Aí ele vai decidir voltar na loja de brinquedos, olhar peças novas e comprar um lego novo. Novinho e brilhante, desses que faz inveja nos coleguinhas de classe. E ele vai reconstruir tudo. Ele realmente curte isso. Construir.
Mas, se ainda assim, você decidir tentar a sorte, só te peço que siga dez pedidos.
O primeiro deles, não deixe ele tomar banho de chuva. Ele fica doente e realmente se sente muito mal. Pelo menos, o force a trocar de roupa. Ele vai rir e dizer que não precisa, mas, acredite, não tem nada pior do que ele doente.
O segundo, procure não acordá-lo, ele não gosta muito e eu estou sendo sutil.

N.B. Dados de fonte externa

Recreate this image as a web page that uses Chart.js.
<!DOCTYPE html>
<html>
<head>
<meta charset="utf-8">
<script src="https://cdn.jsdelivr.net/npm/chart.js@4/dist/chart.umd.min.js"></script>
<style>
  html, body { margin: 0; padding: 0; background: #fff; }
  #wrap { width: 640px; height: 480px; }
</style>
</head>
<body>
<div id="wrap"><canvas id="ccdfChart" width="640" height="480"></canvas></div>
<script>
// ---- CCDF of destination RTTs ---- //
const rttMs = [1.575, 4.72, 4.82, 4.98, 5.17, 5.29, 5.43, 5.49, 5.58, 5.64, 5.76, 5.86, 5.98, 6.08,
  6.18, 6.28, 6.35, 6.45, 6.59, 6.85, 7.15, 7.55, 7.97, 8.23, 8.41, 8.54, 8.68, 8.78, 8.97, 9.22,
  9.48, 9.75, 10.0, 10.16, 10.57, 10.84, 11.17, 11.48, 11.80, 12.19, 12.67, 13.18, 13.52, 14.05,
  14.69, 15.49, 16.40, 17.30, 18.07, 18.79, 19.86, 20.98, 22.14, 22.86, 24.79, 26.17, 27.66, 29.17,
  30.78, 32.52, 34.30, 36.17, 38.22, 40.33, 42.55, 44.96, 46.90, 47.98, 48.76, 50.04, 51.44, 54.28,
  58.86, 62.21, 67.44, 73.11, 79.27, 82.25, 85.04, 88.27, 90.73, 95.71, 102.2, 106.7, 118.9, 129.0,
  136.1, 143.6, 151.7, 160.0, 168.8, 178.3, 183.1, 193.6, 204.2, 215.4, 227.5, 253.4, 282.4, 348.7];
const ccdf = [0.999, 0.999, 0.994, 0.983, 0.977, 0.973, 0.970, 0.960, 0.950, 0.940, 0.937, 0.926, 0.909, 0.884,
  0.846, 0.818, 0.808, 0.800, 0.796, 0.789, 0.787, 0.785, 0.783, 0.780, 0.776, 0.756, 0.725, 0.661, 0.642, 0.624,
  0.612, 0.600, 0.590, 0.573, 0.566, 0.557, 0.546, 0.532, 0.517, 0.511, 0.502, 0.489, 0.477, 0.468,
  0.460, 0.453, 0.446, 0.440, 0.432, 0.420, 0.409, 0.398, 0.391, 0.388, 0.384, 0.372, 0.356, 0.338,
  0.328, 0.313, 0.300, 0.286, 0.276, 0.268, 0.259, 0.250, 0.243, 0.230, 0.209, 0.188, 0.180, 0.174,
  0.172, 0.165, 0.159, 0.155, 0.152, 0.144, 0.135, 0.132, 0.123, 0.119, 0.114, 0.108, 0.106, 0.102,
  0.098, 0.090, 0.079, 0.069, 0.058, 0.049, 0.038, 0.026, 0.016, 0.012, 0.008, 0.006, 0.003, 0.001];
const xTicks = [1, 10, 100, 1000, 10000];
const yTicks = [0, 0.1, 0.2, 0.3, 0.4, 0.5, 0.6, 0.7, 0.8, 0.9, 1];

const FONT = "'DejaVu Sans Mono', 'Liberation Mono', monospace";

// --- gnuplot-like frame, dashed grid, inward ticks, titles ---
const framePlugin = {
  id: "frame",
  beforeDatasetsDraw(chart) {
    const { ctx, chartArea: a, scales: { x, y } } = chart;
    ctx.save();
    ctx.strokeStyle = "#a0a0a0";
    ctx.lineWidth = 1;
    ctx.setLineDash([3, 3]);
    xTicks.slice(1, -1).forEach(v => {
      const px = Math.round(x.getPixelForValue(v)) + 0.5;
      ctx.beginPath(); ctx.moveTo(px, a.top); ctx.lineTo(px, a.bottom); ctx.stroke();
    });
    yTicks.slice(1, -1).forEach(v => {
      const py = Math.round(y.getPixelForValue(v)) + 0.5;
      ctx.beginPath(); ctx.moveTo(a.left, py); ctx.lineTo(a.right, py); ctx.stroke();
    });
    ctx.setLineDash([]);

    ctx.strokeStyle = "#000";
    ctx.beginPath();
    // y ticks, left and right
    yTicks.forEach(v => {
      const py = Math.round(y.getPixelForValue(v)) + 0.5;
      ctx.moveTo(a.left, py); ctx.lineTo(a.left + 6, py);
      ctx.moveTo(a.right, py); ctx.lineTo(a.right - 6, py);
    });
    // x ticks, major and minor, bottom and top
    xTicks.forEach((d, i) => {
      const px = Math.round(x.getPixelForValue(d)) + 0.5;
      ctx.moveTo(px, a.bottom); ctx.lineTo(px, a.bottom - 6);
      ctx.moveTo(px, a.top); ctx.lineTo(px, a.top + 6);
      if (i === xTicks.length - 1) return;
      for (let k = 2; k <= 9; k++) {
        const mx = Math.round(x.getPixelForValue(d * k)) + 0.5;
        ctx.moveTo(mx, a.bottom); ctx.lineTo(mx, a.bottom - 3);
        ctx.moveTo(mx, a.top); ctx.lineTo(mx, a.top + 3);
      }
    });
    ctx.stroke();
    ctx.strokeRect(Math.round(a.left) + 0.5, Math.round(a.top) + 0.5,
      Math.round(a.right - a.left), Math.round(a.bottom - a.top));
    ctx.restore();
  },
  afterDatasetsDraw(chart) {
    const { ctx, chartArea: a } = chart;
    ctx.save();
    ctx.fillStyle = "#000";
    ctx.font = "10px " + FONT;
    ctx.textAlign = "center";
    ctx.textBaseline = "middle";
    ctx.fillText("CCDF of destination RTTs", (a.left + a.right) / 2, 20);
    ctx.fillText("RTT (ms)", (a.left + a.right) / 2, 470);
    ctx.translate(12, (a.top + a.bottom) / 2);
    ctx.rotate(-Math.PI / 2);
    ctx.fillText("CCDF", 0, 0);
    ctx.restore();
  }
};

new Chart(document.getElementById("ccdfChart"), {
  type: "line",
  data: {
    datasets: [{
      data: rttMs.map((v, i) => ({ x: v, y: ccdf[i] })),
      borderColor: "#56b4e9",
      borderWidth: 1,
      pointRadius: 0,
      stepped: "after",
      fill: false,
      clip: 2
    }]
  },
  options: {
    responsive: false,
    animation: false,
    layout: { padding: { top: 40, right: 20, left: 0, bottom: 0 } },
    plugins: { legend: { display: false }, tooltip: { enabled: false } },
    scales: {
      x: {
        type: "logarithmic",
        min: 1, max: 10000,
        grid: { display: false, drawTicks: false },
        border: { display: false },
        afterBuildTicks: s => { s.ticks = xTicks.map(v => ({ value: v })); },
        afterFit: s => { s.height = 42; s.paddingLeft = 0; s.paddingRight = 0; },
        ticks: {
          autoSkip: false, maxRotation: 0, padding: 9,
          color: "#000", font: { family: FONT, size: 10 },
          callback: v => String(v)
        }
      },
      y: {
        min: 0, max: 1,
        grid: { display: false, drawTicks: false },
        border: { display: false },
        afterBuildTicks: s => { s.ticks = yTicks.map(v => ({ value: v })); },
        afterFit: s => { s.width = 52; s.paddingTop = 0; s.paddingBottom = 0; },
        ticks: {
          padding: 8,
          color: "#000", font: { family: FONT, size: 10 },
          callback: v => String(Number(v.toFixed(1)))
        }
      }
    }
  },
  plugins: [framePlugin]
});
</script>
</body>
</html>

Mas, se o fizer, procure fazê-lo da melhor forma possível.
O terceiro, lembre-o diariamente que ele tem que tomar remédio. Ele ainda é uma criança para essas coisas e precisa que você o lembre de cumprir suas obrigações, mesmo aquelas que implicam a sua saúde.
O quarto, ria de todas as piadas que ele disser, por piores que elas possam ser. Ria também das vezes que ele imitar um ator do seu filme predileto, mesmo que ele seja péssimo nisso, e de quando ele abrir seu armário, colocar as roupas na cabeça e tirar fotos, como um menino pequeno que se diverte. Ria com ele.

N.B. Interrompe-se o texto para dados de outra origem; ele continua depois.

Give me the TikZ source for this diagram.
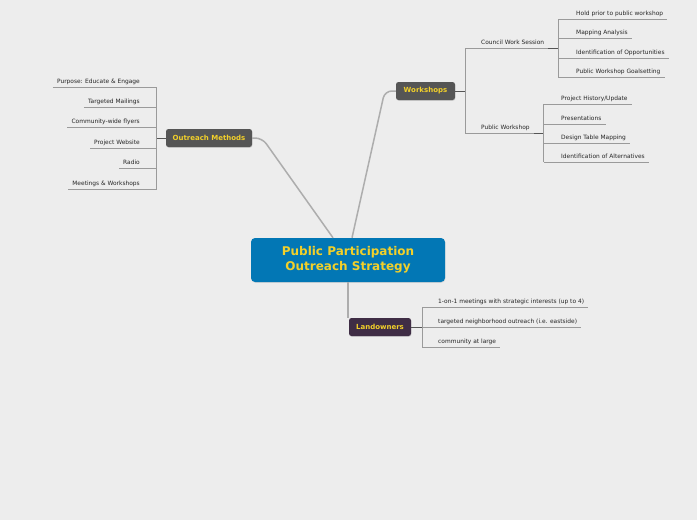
\documentclass[tikz,border=0pt]{standalone}
\usepackage{fontspec}
\setmainfont{DejaVu Sans}
\usetikzlibrary{positioning,calc,shadows}
\definecolor{bgpaper}{HTML}{EDEDED}
\definecolor{corefill}{HTML}{0277B5}
\definecolor{topicgray}{HTML}{555555}
\definecolor{topicplum}{HTML}{3F2D45}
\definecolor{labelgold}{HTML}{F2D02A}
\definecolor{branchgray}{HTML}{ADADAD}
\definecolor{twiggray}{HTML}{9A9A9A}

\begin{document}
\begin{tikzpicture}[
    x=1pt, y=-1pt,
    core/.style={rounded corners=4pt, fill=corefill, minimum width=194pt, minimum height=44pt,
        align=center, text=labelgold, font=\fontsize{12}{15}\selectfont\bfseries,
        drop shadow={shadow xshift=0.4pt, shadow yshift=-0.8pt, opacity=0.2}},
    topic/.style={rounded corners=2.5pt, minimum height=18pt, inner xsep=6pt, text=labelgold,
        font=\fontsize{7}{8}\selectfont\bfseries,
        drop shadow={shadow xshift=0.4pt, shadow yshift=-0.8pt, opacity=0.25}},
    leaf/.style={inner xsep=4pt, inner ysep=2pt, text height=4.5pt, text depth=1.5pt,
        font=\fontsize{5.9}{7}\selectfont, text=black!85},
    branch/.style={draw=branchgray, line width=1.5pt, rounded corners=7pt},
    stem/.style={draw=topicgray, line width=0.9pt},
    twig/.style={draw=twiggray, line width=0.7pt}
]
\useasboundingbox[fill=bgpaper] (0,0) rectangle (697,520);

% central idea and main topics
\node[core] (ctr) at (348,260) {Public Participation\\Outreach Strategy};
\node[topic, fill=topicgray, minimum width=86pt] (om) at (209,138) {Outreach Methods};
\node[topic, fill=topicgray, minimum width=59pt] (ws) at (425.5,91) {Workshops};
\node[topic, fill=topicplum, minimum width=62pt] (lo) at (380,327) {Landowners};

\draw[branch] ([xshift=-15pt]ctr.north) -- ([xshift=10pt]om.east) -- (om.east);
\draw[branch] ([xshift=4pt]ctr.north) -- ([xshift=-11pt]ws.west) -- (ws.west);
\draw[branch, line width=1.2pt] (ctr.south) -- (ctr.south |- lo.north);

% outreach methods
\node[leaf, anchor=south east] (purp) at (144,87) {Purpose: Educate \& Engage};
\node[leaf, anchor=south east] (mail) at (144,107) {Targeted Mailings};
\node[leaf, anchor=south east] (flyr) at (144,127) {Community-wide flyers};
\node[leaf, anchor=south east] (webs) at (144,148) {Project Website};
\node[leaf, anchor=south east] (radi) at (144,168) {Radio};
\node[leaf, anchor=south east] (meet) at (144,189) {Meetings \& Workshops};

\draw[stem] (om.west) -- ++(-9,0) coordinate (omT);
\draw[twig] (purp.south -| omT) -- (meet.south -| omT);
\foreach \n in {purp,mail,flyr,webs,radi,meet}
    \draw[twig] (\n.south west) -- (\n.south -| omT);

% workshops
\draw[stem] (ws.east) -- ++(10,0) coordinate (wsT);
\node[leaf, anchor=south west] (cws) at (477,48) {Council Work Session};
\node[leaf, anchor=south west] (pws) at (477,133) {Public Workshop};
\draw[twig] (cws.south -| wsT) -- (pws.south -| wsT);
\draw[twig] (cws.south -| wsT) -- (cws.south east);
\draw[twig] (pws.south -| wsT) -- (pws.south east);
\draw[stem] (cws.south east) -- ++(10,0) coordinate (cwsT);
\draw[stem] (pws.south east) -- ++(10,0) coordinate (pwsT);

\node[leaf, anchor=south west] (hold) at (572,19) {Hold prior to public workshop};
\node[leaf, anchor=south west] (mapa) at (572,38) {Mapping Analysis};
\node[leaf, anchor=south west] (iopp) at (572,58) {Identification of Opportunities};
\node[leaf, anchor=south west] (goal) at (572,77) {Public Workshop Goalsetting};
\draw[twig] (hold.south -| cwsT) -- (goal.south -| cwsT);
\foreach \n in {hold,mapa,iopp,goal}
    \draw[twig] (\n.south -| cwsT) -- (\n.south east);

\node[leaf, anchor=south west] (hist) at (557,104) {Project History/Update};
\node[leaf, anchor=south west] (pres) at (557,124) {Presentations};
\node[leaf, anchor=south west] (dtbl) at (557,143) {Design Table Mapping};
\node[leaf, anchor=south west] (ialt) at (557,162) {Identification of Alternatives};
\draw[twig] (hist.south -| pwsT) -- (ialt.south -| pwsT);
\foreach \n in {hist,pres,dtbl,ialt}
    \draw[twig] (\n.south -| pwsT) -- (\n.south east);

% landowners
\draw[stem] (lo.east) -- ++(11,0) coordinate (loT);
\node[leaf, anchor=south west] (oneo) at (434,307) {1-on-1 meetings with strategic interests (up to 4)};
\node[leaf, anchor=south west] (nbhd) at (434,327) {targeted neighborhood outreach (i.e. eastside)};
\node[leaf, anchor=south west] (larg) at (434,347) {community at large};
\draw[twig] (oneo.south -| loT) -- (larg.south -| loT);
\foreach \n in {oneo,nbhd,larg}
    \draw[twig] (\n.south -| loT) -- (\n.south east);
\end{tikzpicture}
\end{document}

O quinto, lembre que ele não gosta de comédia romântica e pode assistir "O Poderoso Chefão" mil vezes sem enjoar.
O sexto, segure firme nas mãos dele e diga que não sairá do seu lado. Ele precisa disso mais do que imagina e vai ser bom saber que você está ali. Ele precisa que alguém faça isso, embora não admita.
O sétimo, o estimule em todos os seus projetos, até aqueles em que você não acredita tanto. Ele é um cara inteligente e só precisa que uma pessoa reconheça as suas boas ideias. Se você vai estar do lado dele, as reconheça. Estimule-as. Diga-lhe em que está errado em particular e enalteça-o em público.
O oitavo, peça-lhe para tocar uma música clássica. No corre corre do dia a dia ele se esquece do quanto sabe tocar bem e daquela música apaixonante que já não toca nas rádios... E você não deve deixá-lo se esquecer disso.
O nono, tente ser paciente com todos aqueles dias em que ele odeia, basicamente, tudo. Isso faz parte de quem ele é e isso não vai mudar. No fundo, é só amor demais para um coração que briga por não bater.
E, por fim, o décimo e mais importante: Ame-o com todo o seu coração. Apesar de tudo que eu falei, existe uma razão para que ele tenha se tornado especial tão rápido. Só espero que você a tenha descoberto também.